Life After Graduation

(March 30th, 2017) The European Science Foundation launched a survey to see what career paths PhDs follow after graduation. Results are expected in June this year.





The retrospective cross-sectional survey follows doctorate graduates, affiliated to nine organisations: the University of Maastricht; Technical University of Munich; Goethe University Frankfurt, University of Bucharest, University of Split, University of Luxembourg, Institute of Science and Technology, Austria, and the AXA Research Fund, France. Following a succesful pilot survey undertaken in 2015, it has already started, collecting over 1,800 responses to date.

Universities and non-university-based research performing organisations, as well as research funding organisations all want to understand and document the career trajectories of doctorate holders. This helps them to assess the impact of investment in research career development and to analyse practices aimed at the development of research careers.

Hans Ouwersloot, Project Leader at Maastricht University said, “Participating in this PhD survey will give Maastricht University an excellent insight in the careers of our PhDs. The outcome of this survey will give us guidance on the things we might need to change to support our PhDs even more in becoming knowledgeable, confident and responsible global citizens, and successful participants in the labour market. This is also an excellent opportunity to compare outcomes among participating institutions.”

While some European universities do track their graduates, much more can be done in a co-ordinated manner. The ESF’s career tracking survey is a step in that direction, building on its long-standing work in supporting research careers.

Some of the participating organisations have already taken part in the pilot survey carried out in 2015, and will be able to compare findings with the previous data collection. The questionnaire has a core part common to all organisations, as well as additional organisation-specific modules developed with the participating organisations.

Hans-Joachim Bungartz, Graduate Dean of Technical University of Munich said, “The Technical University of Munich has reshaped its doctoral education by introducing university-wide programs for transferable and scientific skills training, complementing the individual research of our doctoral candidates in their labs. For more than ten years now we have been enforcing interdisciplinary collaboration and the creation of international networks already on the PhD level. So from the ESF survey we plan to get further insights on how our alumni have benefited from these measures. The experience of the ESF and the joint approach of the survey with its international orientation will help us improve our programs and make our graduates fit for their future careers.”

More concretely, the survey will help understanding of where doctorate holders from the participating organisations moved in their careers: e.g. whether they went for research or non-research careers, whether they are employed or unemployed, or are in permanent or temporary positions. The survey will also explore their views on whether doctoral training has enabled them to develop towards their desired career goals, within or outside academia, and will help to understand the challanges of the various career paths followed by the doctorate holders.

Julia Boman, Science Officer responsible for Career Tracking activities at the ESF said, “In Europe, we need to know whether our research systems and job markets offer sufficient possibilities to realise the full potential of these highly trained individuals.
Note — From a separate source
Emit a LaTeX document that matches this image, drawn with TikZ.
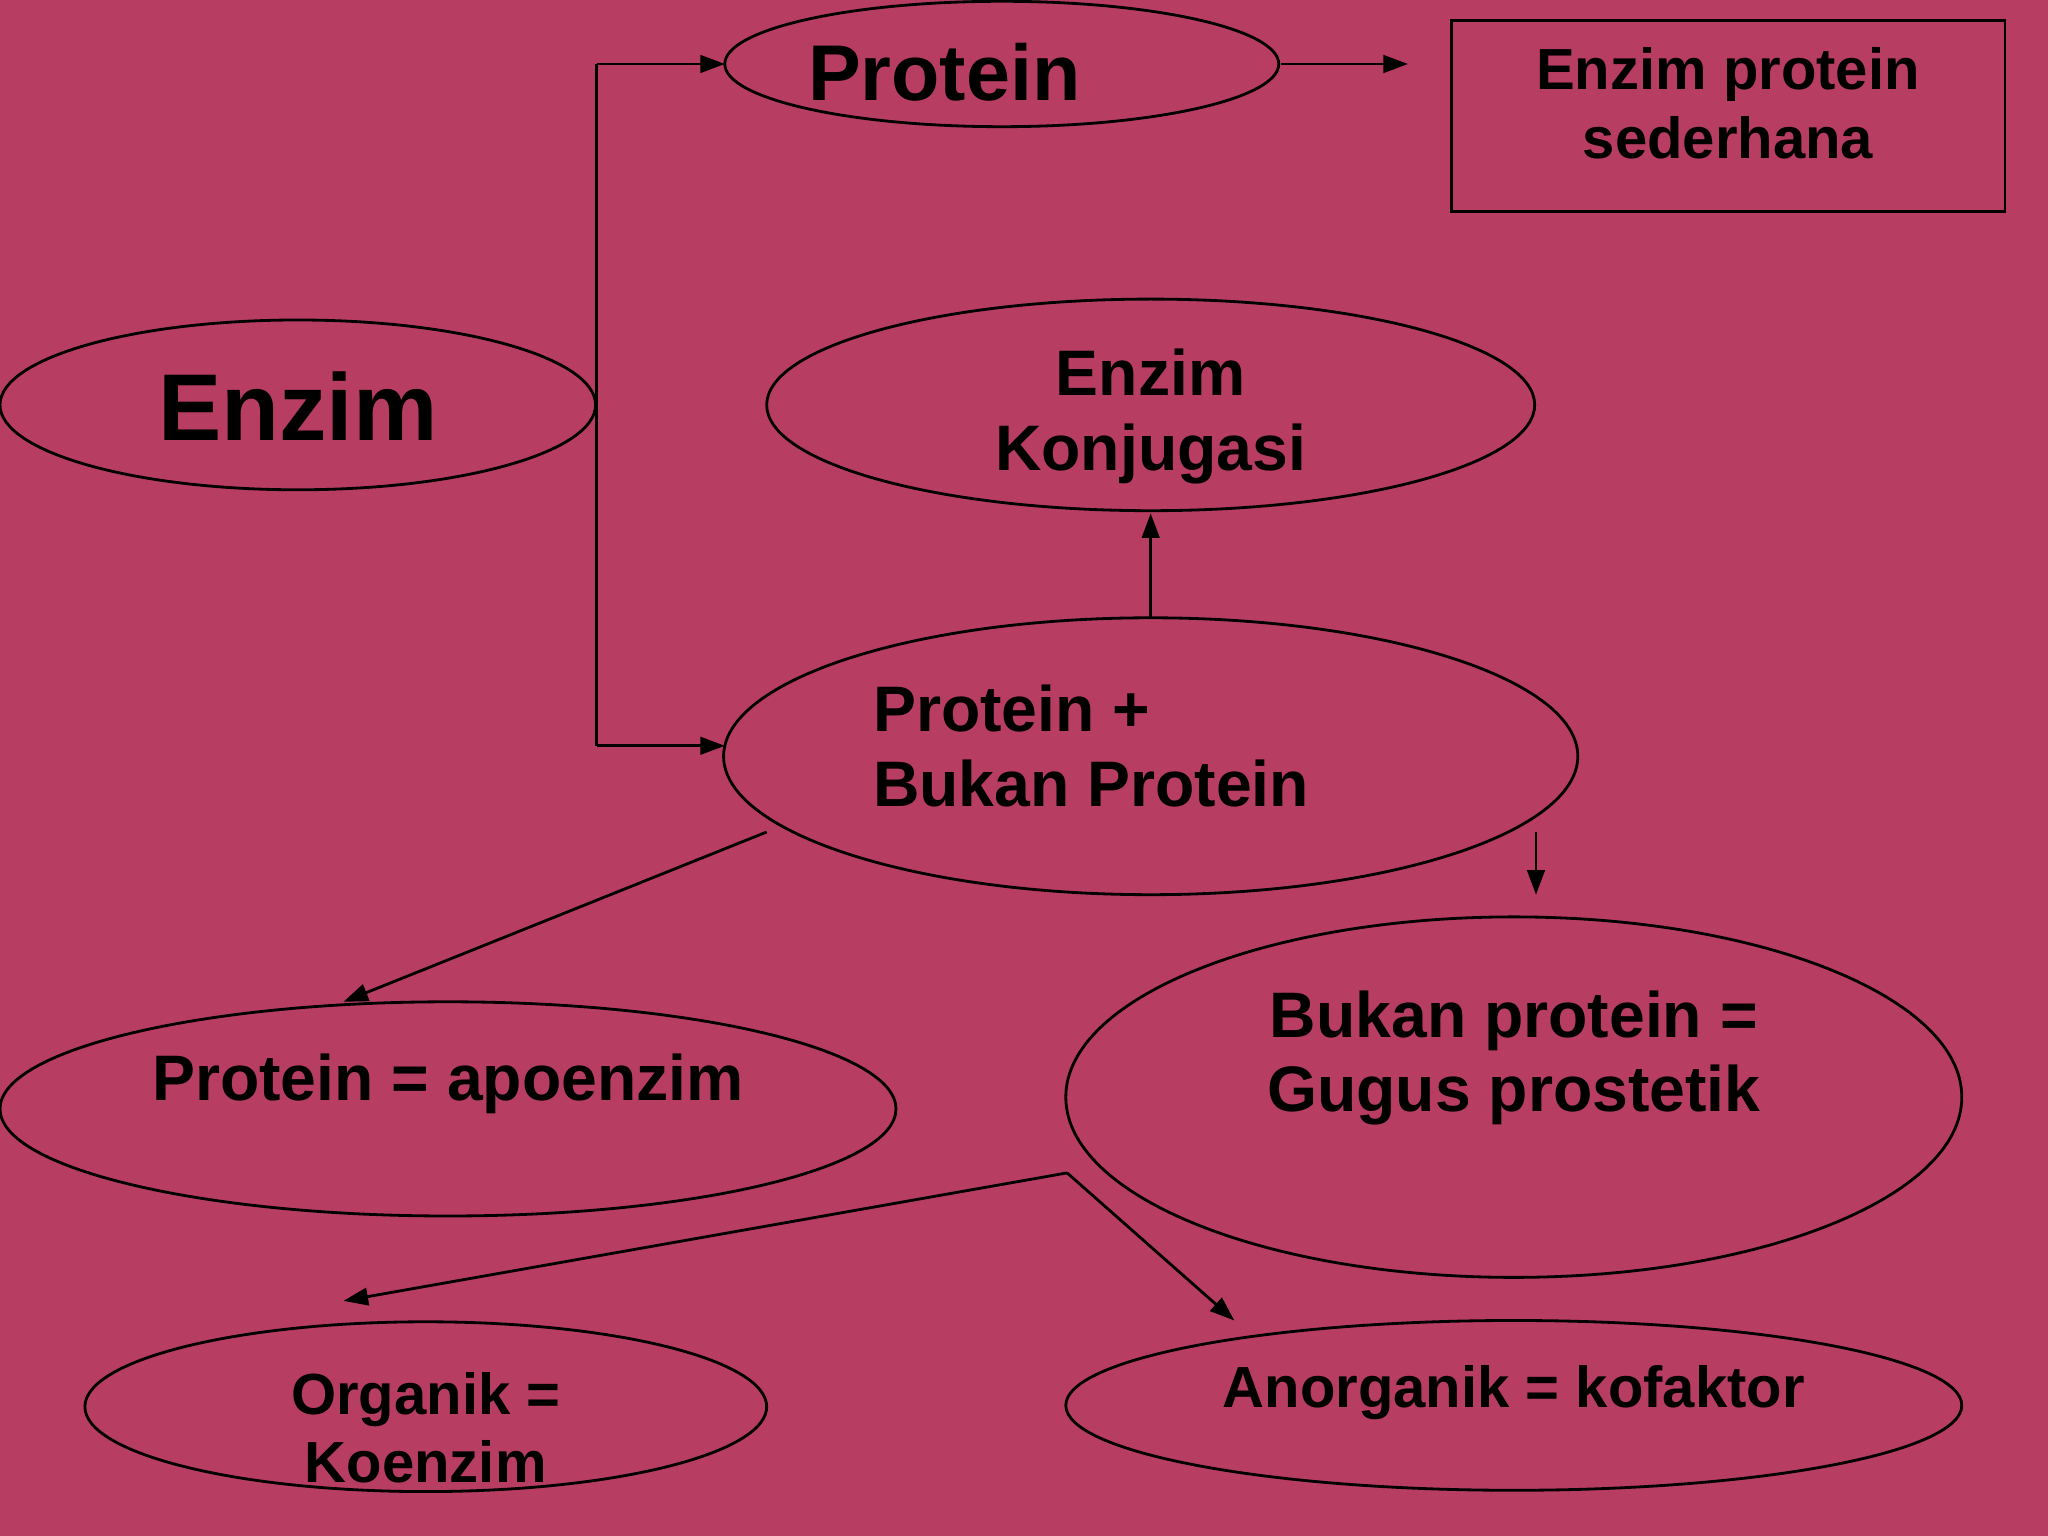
\documentclass[tikz,border=0pt]{standalone}
\usepackage{fontspec}
\setmainfont{Liberation Sans}
\usetikzlibrary{shapes.geometric,arrows.meta}
\definecolor{bg}{HTML}{B83D63}
\begin{document}
\begin{tikzpicture}[x=0.013061cm,y=-0.013061cm,
  ell/.style={draw=black,ellipse,line width=0.8pt,inner sep=0pt},
  lbl/.style={font=\bfseries,align=center,inner sep=0pt},
  con/.style={line width=0.8pt,-{Triangle[length=7pt,width=5pt]}}]
\fill[bg] (0,0) rectangle (1568,1176);
\useasboundingbox (0,0) rectangle (1568,1176);
\node[ell,minimum width=5.54cm,minimum height=1.254cm] (prot) at (767,49) {};
\node[lbl,font=\bfseries\fontsize{22.5}{26}\selectfont] at (723,55) {Protein};
\node[draw,line width=0.8pt,minimum width=5.538cm,minimum height=1.907cm] (simple) at (1323,89) {};
\node[lbl,font=\bfseries\fontsize{16.5}{19.5}\selectfont] at (1323,79) {Enzim protein\\sederhana};
\node[ell,minimum width=5.956cm,minimum height=1.698cm] (enzim) at (228,310) {};
\node[lbl,font=\bfseries\fontsize{27}{30}\selectfont] at (228,311) {Enzim};
\node[ell,minimum width=7.680cm,minimum height=2.116cm] (konj) at (881,310) {};
\node[lbl,font=\bfseries\fontsize{18.3}{21.3}\selectfont] at (881,319) {Enzim\\Konjugasi};
\node[ell,minimum width=8.542cm,minimum height=2.769cm] (pbp) at (881,579) {};
\node[lbl,font=\bfseries\fontsize{18.3}{21.3}\selectfont,align=left,anchor=west] at (668,571) {Protein +\\Bukan Protein};
\node[ell,minimum width=8.960cm,minimum height=2.142cm] (apo) at (343,849) {};
\node[lbl,font=\bfseries\fontsize{18.3}{21}\selectfont] at (343,830) {Protein = apoenzim};
\node[ell,minimum width=8.960cm,minimum height=3.605cm] (gugus) at (1159,840) {};
\node[lbl,font=\bfseries\fontsize{18.3}{21.3}\selectfont] at (1159,810) {Bukan protein =\\Gugus prostetik};
\node[ell,minimum width=6.818cm,minimum height=1.698cm] (org) at (326,1077) {};
\node[lbl,font=\bfseries\fontsize{16.5}{19.5}\selectfont] at (326,1093) {Organik =\\Koenzim};
\node[ell,minimum width=8.960cm,minimum height=1.698cm] (anorg) at (1159,1076) {};
\node[lbl,font=\bfseries\fontsize{16.5}{19}\selectfont] at (1159,1066) {Anorganik = kofaktor};
\coordinate (jt) at (457,49);
\coordinate (jb) at (457,571);
\coordinate (pt) at (555,49);
\coordinate (pb) at (555,571);
\coordinate (pe) at (981,49);
\coordinate (se) at (1078,49);
\coordinate (ku) at (881,473);
\coordinate (kd) at (881,393);
\coordinate (pl) at (587,637);
\coordinate (al) at (263,767);
\coordinate (pr) at (1176,637);
\coordinate (gr) at (1176,685);
\coordinate (gs) at (817,898);
\coordinate (oa) at (263,996);
\coordinate (ka) at (945,1011);
\draw[line width=0.8pt] (jt) -- (jb);
\draw[con] (jt) -- (pt);
\draw[con] (jb) -- (pb);
\draw[con] (pe) -- (se);
\draw[con] (ku) -- (kd);
\draw[con] (pl) -- (al);
\draw[con] (pr) -- (gr);
\draw[con] (gs) -- (oa);
\draw[con] (gs) -- (ka);
\end{tikzpicture}
\end{document}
This is all the more so in a general context where numbers of doctorate holders are increasing, in contrast to available jobs within academia. We want to provide reliable figures to our partner organisations about the various career paths of their doctorate graduates, in academia as well as in industry, education, health or public administration”.

In 2015, the ESF ran a pilot study, in which the following organisations took part: the AXA Research Fund, France; the Fonds National de la Recherche, Luxembourg; Goethe University Frankfurt, the Paul Scherrer Institute, Switzerland, and TDR, the Special Programme for Research and Training in Tropical Diseases, a co-sponsored programme of UNICEF, UNDP, the World Bank and WHO. Some of the preliminary findings include:

  • Very high levels of employment among doctorate holder respondents (99%), with the majority in full-time employment (89%). However, a high proportion respondents reported insecure forms of employment such as temporary contracts.
  • Significant differences in satisfaction and outcome levels between respondents with employment security and those on temporary contracts. Those on permanent contracts produced higher levels of outputs of societal relevance (patents, policy impacts and public engagement activity) than those on temporary contracts. Those with tenure were also significantly more satisfied with important aspects of their work environment including scientific environment, organisational culture and support available for their career development.

ESF Chief Executive, Jean-Claude Worms said, “We wanted to follow up on the initiatives of the ESF Member Organisation Forum and our first pilot survey, and to further develop this valuable career-tracking instrument together with ESF experts and participating organisations. Europe currently lacks a joint career tracking platform, and this survey offers an attractive bottom-up approach for universities and funding organisations, which is good in terms of economy of scale, flexibility of survey design and data comparability among the participating organisations”.